Lys Noir – Encore un effort pour être subversif

Nous avions récemment publié un article intitulé « Avec des amis comme cela, pas besoin d’ennemis » : usages et mésusages du « fake » dans les milieux politiques contestataires », qui causait entre autre du journal gratuit Lys Noir, un papier se revendiquant « anarcho-royaliste ». Avec un nom comme ça, difficile de se prendre au sérieux : notre article a donc été inclus dans leur dernier journal, tiré selon ses rédacteurs à 10 000 exemplaires. Bon.

Déjà, remercions les pour publicité. L’équipe de Feu de prairie trouve cela assez cool – quoique masochiste – d’être mis en avant dans un média de ce type, puisque après tout notre projet de société inclut un traitement très désagréable de tous les militants réactionnaires, dont les lillois de Lys Noir font plus ou moins partie.

Mais alors, qu’est-ce que ce Lys Noir? C’est un projet plutôt amusant et pourtant très révélateur de certaines tendances de fond.

Passons rapidement sur l’aspect provocateur. Le samizdat qui se voudrait clandestin critique durement et par le menu tout un tas de valeurs, concepts, objets, personnes et phénomènes associés au « monde moderne » (a-t-il un sens?). Il se place en grand subversif prenant le meilleur de toutes les tendances, bref l’ego-trip est assez poussé puisque l’on a affaire à des gens qui pensent sûrement sincèrement renouveler la politique contestataire en mixant les références et en chargeant à la fois le Capital, le Spectacle, et le Système… Bref, c’est le dernier carré de la France éternelle, tout ça, tout ça.
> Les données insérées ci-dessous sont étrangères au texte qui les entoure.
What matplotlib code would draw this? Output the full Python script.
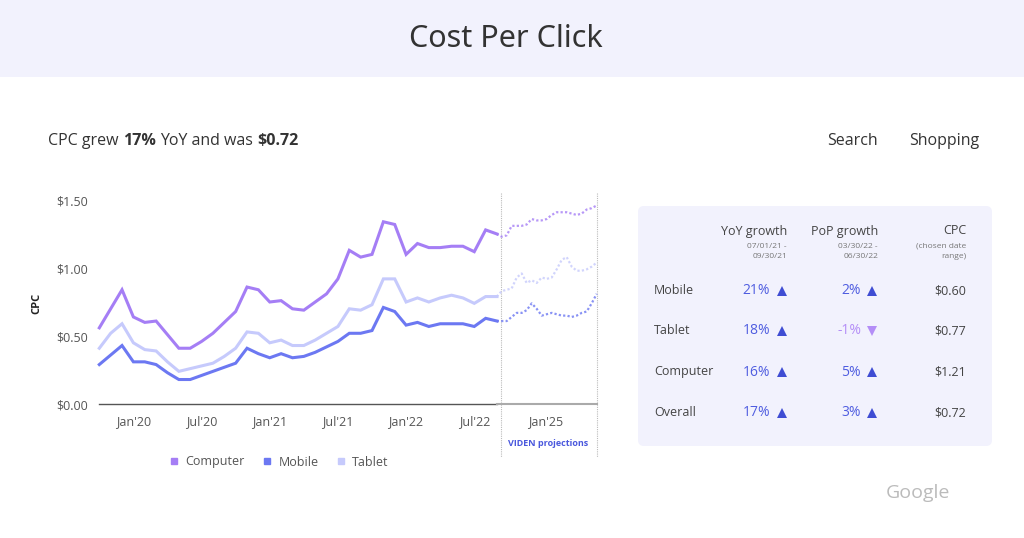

Le Lys Noir oublie peut-être un peu vite que l’histoire du mouvement révolutionnaire a vu se développer dans son ombre tout un tas de groupuscules et partis naviguant entre les « deux extrêmes » et permettant de fait à la réaction de récupérer des militants sincères pour les faire passer à l’ennemi. Certains ont réussi, comme les fascistes italiens. La plupart ont heureusement échoué (le Front Noir allemand, les nationaux-anarchistes américains, les nationaux-syndicalistes espagnols, les nazimaoïstes italiens, les nazbols russes, etc, la liste des paumés est interminable). On connaît tous des gens un peu mal dans leur peau qui cherchent à se créer une identité en se plaçant en rupture avec tous les codes et qui finissent dans ces mouvements. Certains font du paintball national-bolchévique en Provence. D’autres montent un journal anarcho-royaliste. D’un point de vue politique on peut les analyser comme une frange « gauche » du fascisme, qui lui donne un aspect social, anticapitaliste. Son destin tracé est de se faire liquider par la frange droite plus ouvertement vendue à la bourgeoisie (que ce soit les phalangistes ou les SA, en général l’échappée socialisante s’est finit six pieds sous terre). Rien de nouveau sous les cocotiers.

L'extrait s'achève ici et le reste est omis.